Your copy of the material below should match it exactly, except that it holds no pictures.

=====

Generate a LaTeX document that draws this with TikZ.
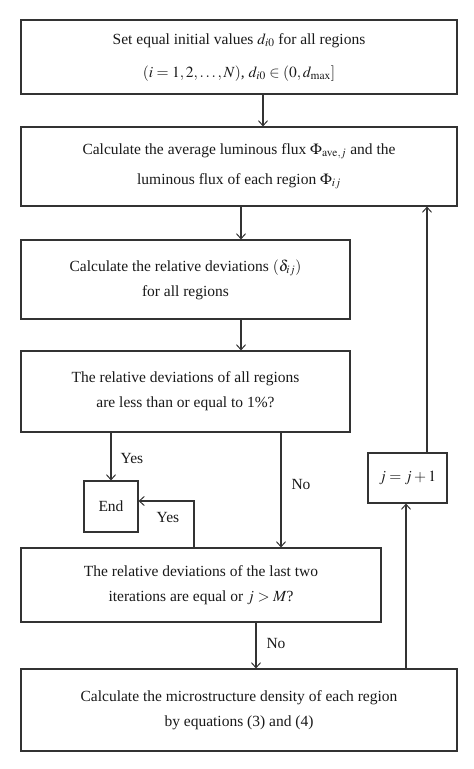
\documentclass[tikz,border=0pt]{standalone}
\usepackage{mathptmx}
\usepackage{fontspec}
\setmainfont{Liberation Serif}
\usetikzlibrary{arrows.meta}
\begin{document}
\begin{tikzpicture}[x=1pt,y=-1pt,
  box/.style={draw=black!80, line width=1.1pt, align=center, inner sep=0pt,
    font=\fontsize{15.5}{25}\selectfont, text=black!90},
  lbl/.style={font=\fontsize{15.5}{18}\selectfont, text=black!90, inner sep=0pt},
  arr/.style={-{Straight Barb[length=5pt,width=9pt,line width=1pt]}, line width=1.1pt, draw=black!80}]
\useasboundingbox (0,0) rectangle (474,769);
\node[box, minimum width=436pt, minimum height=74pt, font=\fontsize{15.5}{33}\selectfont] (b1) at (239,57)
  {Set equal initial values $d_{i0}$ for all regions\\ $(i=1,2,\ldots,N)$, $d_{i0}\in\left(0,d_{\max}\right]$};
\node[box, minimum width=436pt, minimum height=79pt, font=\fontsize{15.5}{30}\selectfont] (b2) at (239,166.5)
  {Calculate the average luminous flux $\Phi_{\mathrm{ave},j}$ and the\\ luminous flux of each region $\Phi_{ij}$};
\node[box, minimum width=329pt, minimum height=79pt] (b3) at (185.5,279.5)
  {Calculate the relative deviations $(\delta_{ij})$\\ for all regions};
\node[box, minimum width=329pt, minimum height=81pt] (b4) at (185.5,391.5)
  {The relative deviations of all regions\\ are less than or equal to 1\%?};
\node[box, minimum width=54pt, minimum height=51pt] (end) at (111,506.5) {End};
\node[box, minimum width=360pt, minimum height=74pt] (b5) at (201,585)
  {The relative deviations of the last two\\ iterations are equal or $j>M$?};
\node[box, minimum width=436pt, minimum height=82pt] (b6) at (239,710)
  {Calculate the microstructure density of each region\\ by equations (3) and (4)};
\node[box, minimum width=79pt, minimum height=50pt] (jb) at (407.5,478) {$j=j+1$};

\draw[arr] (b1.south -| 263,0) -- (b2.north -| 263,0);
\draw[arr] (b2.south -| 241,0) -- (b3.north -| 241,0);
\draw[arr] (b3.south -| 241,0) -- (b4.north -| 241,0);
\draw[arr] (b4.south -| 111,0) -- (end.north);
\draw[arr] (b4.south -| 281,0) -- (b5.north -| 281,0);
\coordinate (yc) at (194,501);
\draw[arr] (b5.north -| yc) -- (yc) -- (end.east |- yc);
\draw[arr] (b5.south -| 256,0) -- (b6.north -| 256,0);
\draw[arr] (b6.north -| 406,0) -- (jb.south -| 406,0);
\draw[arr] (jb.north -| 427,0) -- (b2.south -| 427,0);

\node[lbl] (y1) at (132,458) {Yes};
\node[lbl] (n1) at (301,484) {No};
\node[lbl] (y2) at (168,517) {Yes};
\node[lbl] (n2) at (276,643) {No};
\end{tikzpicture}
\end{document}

=====

▶ _Response below_:
Generate a LaTeX document that draws this with TikZ.
\documentclass[tikz,border=0pt]{standalone}
\usepackage{mathptmx}
\usepackage{fontspec}
\setmainfont{Liberation Serif}
\usetikzlibrary{arrows.meta}
\begin{document}
\begin{tikzpicture}[x=1pt,y=-1pt,
  box/.style={draw=black!80, line width=1.1pt, align=center, inner sep=0pt,
    font=\fontsize{15.5}{25}\selectfont, text=black!90},
  lbl/.style={font=\fontsize{15.5}{18}\selectfont, text=black!90, inner sep=0pt},
  arr/.style={-{Straight Barb[length=5pt,width=9pt,line width=1pt]}, line width=1.1pt, draw=black!80}]
\useasboundingbox (0,0) rectangle (474,769);
\node[box, minimum width=436pt, minimum height=74pt, font=\fontsize{15.5}{33}\selectfont] (b1) at (239,57)
  {Set equal initial values $d_{i0}$ for all regions\\ $(i=1,2,\ldots,N)$, $d_{i0}\in\left(0,d_{\max}\right]$};
\node[box, minimum width=436pt, minimum height=79pt, font=\fontsize{15.5}{30}\selectfont] (b2) at (239,166.5)
  {Calculate the average luminous flux $\Phi_{\mathrm{ave},j}$ and the\\ luminous flux of each region $\Phi_{ij}$};
\node[box, minimum width=329pt, minimum height=79pt] (b3) at (185.5,279.5)
  {Calculate the relative deviations $(\delta_{ij})$\\ for all regions};
\node[box, minimum width=329pt, minimum height=81pt] (b4) at (185.5,391.5)
  {The relative deviations of all regions\\ are less than or equal to 1\%?};
\node[box, minimum width=54pt, minimum height=51pt] (end) at (111,506.5) {End};
\node[box, minimum width=360pt, minimum height=74pt] (b5) at (201,585)
  {The relative deviations of the last two\\ iterations are equal or $j>M$?};
\node[box, minimum width=436pt, minimum height=82pt] (b6) at (239,710)
  {Calculate the microstructure density of each region\\ by equations (3) and (4)};
\node[box, minimum width=79pt, minimum height=50pt] (jb) at (407.5,478) {$j=j+1$};

\draw[arr] (b1.south -| 263,0) -- (b2.north -| 263,0);
\draw[arr] (b2.south -| 241,0) -- (b3.north -| 241,0);
\draw[arr] (b3.south -| 241,0) -- (b4.north -| 241,0);
\draw[arr] (b4.south -| 111,0) -- (end.north);
\draw[arr] (b4.south -| 281,0) -- (b5.north -| 281,0);
\coordinate (yc) at (194,501);
\draw[arr] (b5.north -| yc) -- (yc) -- (end.east |- yc);
\draw[arr] (b5.south -| 256,0) -- (b6.north -| 256,0);
\draw[arr] (b6.north -| 406,0) -- (jb.south -| 406,0);
\draw[arr] (jb.north -| 427,0) -- (b2.south -| 427,0);

\node[lbl] (y1) at (132,458) {Yes};
\node[lbl] (n1) at (301,484) {No};
\node[lbl] (y2) at (168,517) {Yes};
\node[lbl] (n2) at (276,643) {No};
\end{tikzpicture}
\end{document}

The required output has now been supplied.